Figure scripts
◆ ◆ ◆ ◆ ◆

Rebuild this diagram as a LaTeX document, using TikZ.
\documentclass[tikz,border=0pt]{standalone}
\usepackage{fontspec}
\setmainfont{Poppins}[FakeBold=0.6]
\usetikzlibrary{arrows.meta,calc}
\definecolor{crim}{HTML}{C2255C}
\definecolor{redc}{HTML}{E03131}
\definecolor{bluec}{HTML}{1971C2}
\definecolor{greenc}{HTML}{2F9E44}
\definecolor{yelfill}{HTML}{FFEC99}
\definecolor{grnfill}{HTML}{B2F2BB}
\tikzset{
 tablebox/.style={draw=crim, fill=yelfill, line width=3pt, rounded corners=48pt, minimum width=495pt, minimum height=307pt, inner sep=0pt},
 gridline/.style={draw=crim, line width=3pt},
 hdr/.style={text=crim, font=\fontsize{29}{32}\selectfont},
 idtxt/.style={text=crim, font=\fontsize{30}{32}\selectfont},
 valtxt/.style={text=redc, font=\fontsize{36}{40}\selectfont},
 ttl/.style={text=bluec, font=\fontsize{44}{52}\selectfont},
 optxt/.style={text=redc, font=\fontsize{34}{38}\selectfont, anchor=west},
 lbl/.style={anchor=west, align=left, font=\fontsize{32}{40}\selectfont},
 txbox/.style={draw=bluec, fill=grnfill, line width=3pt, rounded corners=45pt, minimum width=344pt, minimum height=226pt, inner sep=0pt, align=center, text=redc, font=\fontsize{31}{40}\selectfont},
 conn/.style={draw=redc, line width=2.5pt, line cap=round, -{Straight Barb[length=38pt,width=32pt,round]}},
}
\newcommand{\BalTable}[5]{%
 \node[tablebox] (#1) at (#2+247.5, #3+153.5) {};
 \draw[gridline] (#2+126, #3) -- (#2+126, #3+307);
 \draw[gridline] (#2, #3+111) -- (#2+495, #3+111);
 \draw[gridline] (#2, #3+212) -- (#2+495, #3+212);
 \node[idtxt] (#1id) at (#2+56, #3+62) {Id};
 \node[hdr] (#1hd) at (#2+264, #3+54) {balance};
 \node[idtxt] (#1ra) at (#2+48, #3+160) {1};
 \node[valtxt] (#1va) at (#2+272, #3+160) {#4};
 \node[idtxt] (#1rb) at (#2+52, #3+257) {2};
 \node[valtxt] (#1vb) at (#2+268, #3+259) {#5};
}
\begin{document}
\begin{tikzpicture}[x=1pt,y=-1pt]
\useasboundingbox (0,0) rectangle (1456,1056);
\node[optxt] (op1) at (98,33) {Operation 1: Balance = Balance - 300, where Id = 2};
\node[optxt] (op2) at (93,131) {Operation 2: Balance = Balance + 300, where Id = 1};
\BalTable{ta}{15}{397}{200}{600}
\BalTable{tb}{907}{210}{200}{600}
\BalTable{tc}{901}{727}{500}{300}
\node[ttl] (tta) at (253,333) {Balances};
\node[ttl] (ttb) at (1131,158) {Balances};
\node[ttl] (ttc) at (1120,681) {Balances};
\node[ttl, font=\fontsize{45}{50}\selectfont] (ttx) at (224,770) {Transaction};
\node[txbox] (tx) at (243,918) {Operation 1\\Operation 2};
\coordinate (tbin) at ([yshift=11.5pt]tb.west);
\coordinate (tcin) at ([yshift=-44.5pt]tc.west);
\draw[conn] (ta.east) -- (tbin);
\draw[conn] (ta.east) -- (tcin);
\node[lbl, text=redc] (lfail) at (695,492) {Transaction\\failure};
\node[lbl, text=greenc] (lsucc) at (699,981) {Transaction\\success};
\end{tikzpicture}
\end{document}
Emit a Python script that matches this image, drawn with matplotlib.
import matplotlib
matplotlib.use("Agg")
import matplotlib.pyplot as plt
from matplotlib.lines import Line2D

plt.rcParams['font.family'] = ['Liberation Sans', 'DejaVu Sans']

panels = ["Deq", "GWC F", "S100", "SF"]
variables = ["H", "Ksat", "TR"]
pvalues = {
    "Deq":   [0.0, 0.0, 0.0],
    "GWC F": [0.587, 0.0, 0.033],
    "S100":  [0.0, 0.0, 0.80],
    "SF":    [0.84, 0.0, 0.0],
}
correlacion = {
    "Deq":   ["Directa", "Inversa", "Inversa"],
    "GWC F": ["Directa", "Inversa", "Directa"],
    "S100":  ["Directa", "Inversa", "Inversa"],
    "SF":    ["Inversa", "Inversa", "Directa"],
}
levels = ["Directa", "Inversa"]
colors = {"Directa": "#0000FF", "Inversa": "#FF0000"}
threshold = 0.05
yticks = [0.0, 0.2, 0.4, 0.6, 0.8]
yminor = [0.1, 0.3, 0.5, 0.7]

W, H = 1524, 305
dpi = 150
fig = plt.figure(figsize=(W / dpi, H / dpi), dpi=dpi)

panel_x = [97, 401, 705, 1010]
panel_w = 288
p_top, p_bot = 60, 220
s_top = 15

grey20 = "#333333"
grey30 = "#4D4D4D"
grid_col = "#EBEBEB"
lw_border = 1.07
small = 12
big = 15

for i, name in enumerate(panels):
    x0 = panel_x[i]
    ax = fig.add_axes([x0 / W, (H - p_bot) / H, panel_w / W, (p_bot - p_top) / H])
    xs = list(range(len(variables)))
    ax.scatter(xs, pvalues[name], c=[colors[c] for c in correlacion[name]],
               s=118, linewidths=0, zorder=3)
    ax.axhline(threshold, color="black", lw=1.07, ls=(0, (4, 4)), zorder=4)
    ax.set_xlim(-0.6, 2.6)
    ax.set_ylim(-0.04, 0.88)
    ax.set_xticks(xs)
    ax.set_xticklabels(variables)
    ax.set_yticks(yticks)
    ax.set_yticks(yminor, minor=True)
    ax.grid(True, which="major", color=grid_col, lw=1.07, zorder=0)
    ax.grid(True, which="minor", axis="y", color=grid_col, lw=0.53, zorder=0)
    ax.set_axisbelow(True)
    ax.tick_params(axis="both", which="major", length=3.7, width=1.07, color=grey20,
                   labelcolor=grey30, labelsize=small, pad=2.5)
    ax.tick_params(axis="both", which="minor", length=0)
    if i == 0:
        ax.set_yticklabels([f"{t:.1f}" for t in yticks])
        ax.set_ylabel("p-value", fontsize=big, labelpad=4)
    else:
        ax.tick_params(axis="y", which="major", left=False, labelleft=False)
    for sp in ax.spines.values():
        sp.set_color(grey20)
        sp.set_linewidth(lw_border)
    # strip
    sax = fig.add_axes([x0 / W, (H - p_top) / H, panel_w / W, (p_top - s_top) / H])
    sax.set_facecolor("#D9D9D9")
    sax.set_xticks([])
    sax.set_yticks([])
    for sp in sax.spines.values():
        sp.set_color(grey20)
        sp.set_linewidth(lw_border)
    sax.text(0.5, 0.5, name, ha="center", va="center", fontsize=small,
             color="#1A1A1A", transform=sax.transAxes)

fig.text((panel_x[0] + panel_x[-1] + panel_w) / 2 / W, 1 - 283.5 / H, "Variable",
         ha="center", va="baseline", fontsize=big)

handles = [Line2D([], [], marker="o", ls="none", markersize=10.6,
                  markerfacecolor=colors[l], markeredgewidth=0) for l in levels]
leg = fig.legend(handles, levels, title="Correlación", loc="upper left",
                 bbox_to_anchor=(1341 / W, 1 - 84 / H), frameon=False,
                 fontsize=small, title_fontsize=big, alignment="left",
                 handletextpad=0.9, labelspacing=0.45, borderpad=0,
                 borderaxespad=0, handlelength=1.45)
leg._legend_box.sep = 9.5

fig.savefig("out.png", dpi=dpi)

◆ ◆ ◆ ◆ ◆

**Task**
Once more, set down the full listing, verbatim.

**Answer to this problem**
Rebuild this diagram as a LaTeX document, using TikZ.
\documentclass[tikz,border=0pt]{standalone}
\usepackage{fontspec}
\setmainfont{Poppins}[FakeBold=0.6]
\usetikzlibrary{arrows.meta,calc}
\definecolor{crim}{HTML}{C2255C}
\definecolor{redc}{HTML}{E03131}
\definecolor{bluec}{HTML}{1971C2}
\definecolor{greenc}{HTML}{2F9E44}
\definecolor{yelfill}{HTML}{FFEC99}
\definecolor{grnfill}{HTML}{B2F2BB}
\tikzset{
 tablebox/.style={draw=crim, fill=yelfill, line width=3pt, rounded corners=48pt, minimum width=495pt, minimum height=307pt, inner sep=0pt},
 gridline/.style={draw=crim, line width=3pt},
 hdr/.style={text=crim, font=\fontsize{29}{32}\selectfont},
 idtxt/.style={text=crim, font=\fontsize{30}{32}\selectfont},
 valtxt/.style={text=redc, font=\fontsize{36}{40}\selectfont},
 ttl/.style={text=bluec, font=\fontsize{44}{52}\selectfont},
 optxt/.style={text=redc, font=\fontsize{34}{38}\selectfont, anchor=west},
 lbl/.style={anchor=west, align=left, font=\fontsize{32}{40}\selectfont},
 txbox/.style={draw=bluec, fill=grnfill, line width=3pt, rounded corners=45pt, minimum width=344pt, minimum height=226pt, inner sep=0pt, align=center, text=redc, font=\fontsize{31}{40}\selectfont},
 conn/.style={draw=redc, line width=2.5pt, line cap=round, -{Straight Barb[length=38pt,width=32pt,round]}},
}
\newcommand{\BalTable}[5]{%
 \node[tablebox] (#1) at (#2+247.5, #3+153.5) {};
 \draw[gridline] (#2+126, #3) -- (#2+126, #3+307);
 \draw[gridline] (#2, #3+111) -- (#2+495, #3+111);
 \draw[gridline] (#2, #3+212) -- (#2+495, #3+212);
 \node[idtxt] (#1id) at (#2+56, #3+62) {Id};
 \node[hdr] (#1hd) at (#2+264, #3+54) {balance};
 \node[idtxt] (#1ra) at (#2+48, #3+160) {1};
 \node[valtxt] (#1va) at (#2+272, #3+160) {#4};
 \node[idtxt] (#1rb) at (#2+52, #3+257) {2};
 \node[valtxt] (#1vb) at (#2+268, #3+259) {#5};
}
\begin{document}
\begin{tikzpicture}[x=1pt,y=-1pt]
\useasboundingbox (0,0) rectangle (1456,1056);
\node[optxt] (op1) at (98,33) {Operation 1: Balance = Balance - 300, where Id = 2};
\node[optxt] (op2) at (93,131) {Operation 2: Balance = Balance + 300, where Id = 1};
\BalTable{ta}{15}{397}{200}{600}
\BalTable{tb}{907}{210}{200}{600}
\BalTable{tc}{901}{727}{500}{300}
\node[ttl] (tta) at (253,333) {Balances};
\node[ttl] (ttb) at (1131,158) {Balances};
\node[ttl] (ttc) at (1120,681) {Balances};
\node[ttl, font=\fontsize{45}{50}\selectfont] (ttx) at (224,770) {Transaction};
\node[txbox] (tx) at (243,918) {Operation 1\\Operation 2};
\coordinate (tbin) at ([yshift=11.5pt]tb.west);
\coordinate (tcin) at ([yshift=-44.5pt]tc.west);
\draw[conn] (ta.east) -- (tbin);
\draw[conn] (ta.east) -- (tcin);
\node[lbl, text=redc] (lfail) at (695,492) {Transaction\\failure};
\node[lbl, text=greenc] (lsucc) at (699,981) {Transaction\\success};
\end{tikzpicture}
\end{document}
Emit a Python script that matches this image, drawn with matplotlib.
import matplotlib
matplotlib.use("Agg")
import matplotlib.pyplot as plt
from matplotlib.lines import Line2D

plt.rcParams['font.family'] = ['Liberation Sans', 'DejaVu Sans']

panels = ["Deq", "GWC F", "S100", "SF"]
variables = ["H", "Ksat", "TR"]
pvalues = {
    "Deq":   [0.0, 0.0, 0.0],
    "GWC F": [0.587, 0.0, 0.033],
    "S100":  [0.0, 0.0, 0.80],
    "SF":    [0.84, 0.0, 0.0],
}
correlacion = {
    "Deq":   ["Directa", "Inversa", "Inversa"],
    "GWC F": ["Directa", "Inversa", "Directa"],
    "S100":  ["Directa", "Inversa", "Inversa"],
    "SF":    ["Inversa", "Inversa", "Directa"],
}
levels = ["Directa", "Inversa"]
colors = {"Directa": "#0000FF", "Inversa": "#FF0000"}
threshold = 0.05
yticks = [0.0, 0.2, 0.4, 0.6, 0.8]
yminor = [0.1, 0.3, 0.5, 0.7]

W, H = 1524, 305
dpi = 150
fig = plt.figure(figsize=(W / dpi, H / dpi), dpi=dpi)

panel_x = [97, 401, 705, 1010]
panel_w = 288
p_top, p_bot = 60, 220
s_top = 15

grey20 = "#333333"
grey30 = "#4D4D4D"
grid_col = "#EBEBEB"
lw_border = 1.07
small = 12
big = 15

for i, name in enumerate(panels):
    x0 = panel_x[i]
    ax = fig.add_axes([x0 / W, (H - p_bot) / H, panel_w / W, (p_bot - p_top) / H])
    xs = list(range(len(variables)))
    ax.scatter(xs, pvalues[name], c=[colors[c] for c in correlacion[name]],
               s=118, linewidths=0, zorder=3)
    ax.axhline(threshold, color="black", lw=1.07, ls=(0, (4, 4)), zorder=4)
    ax.set_xlim(-0.6, 2.6)
    ax.set_ylim(-0.04, 0.88)
    ax.set_xticks(xs)
    ax.set_xticklabels(variables)
    ax.set_yticks(yticks)
    ax.set_yticks(yminor, minor=True)
    ax.grid(True, which="major", color=grid_col, lw=1.07, zorder=0)
    ax.grid(True, which="minor", axis="y", color=grid_col, lw=0.53, zorder=0)
    ax.set_axisbelow(True)
    ax.tick_params(axis="both", which="major", length=3.7, width=1.07, color=grey20,
                   labelcolor=grey30, labelsize=small, pad=2.5)
    ax.tick_params(axis="both", which="minor", length=0)
    if i == 0:
        ax.set_yticklabels([f"{t:.1f}" for t in yticks])
        ax.set_ylabel("p-value", fontsize=big, labelpad=4)
    else:
        ax.tick_params(axis="y", which="major", left=False, labelleft=False)
    for sp in ax.spines.values():
        sp.set_color(grey20)
        sp.set_linewidth(lw_border)
    # strip
    sax = fig.add_axes([x0 / W, (H - p_top) / H, panel_w / W, (p_top - s_top) / H])
    sax.set_facecolor("#D9D9D9")
    sax.set_xticks([])
    sax.set_yticks([])
    for sp in sax.spines.values():
        sp.set_color(grey20)
        sp.set_linewidth(lw_border)
    sax.text(0.5, 0.5, name, ha="center", va="center", fontsize=small,
             color="#1A1A1A", transform=sax.transAxes)

fig.text((panel_x[0] + panel_x[-1] + panel_w) / 2 / W, 1 - 283.5 / H, "Variable",
         ha="center", va="baseline", fontsize=big)

handles = [Line2D([], [], marker="o", ls="none", markersize=10.6,
                  markerfacecolor=colors[l], markeredgewidth=0) for l in levels]
leg = fig.legend(handles, levels, title="Correlación", loc="upper left",
                 bbox_to_anchor=(1341 / W, 1 - 84 / H), frameon=False,
                 fontsize=small, title_fontsize=big, alignment="left",
                 handletextpad=0.9, labelspacing=0.45, borderpad=0,
                 borderaxespad=0, handlelength=1.45)
leg._legend_box.sep = 9.5

fig.savefig("out.png", dpi=dpi)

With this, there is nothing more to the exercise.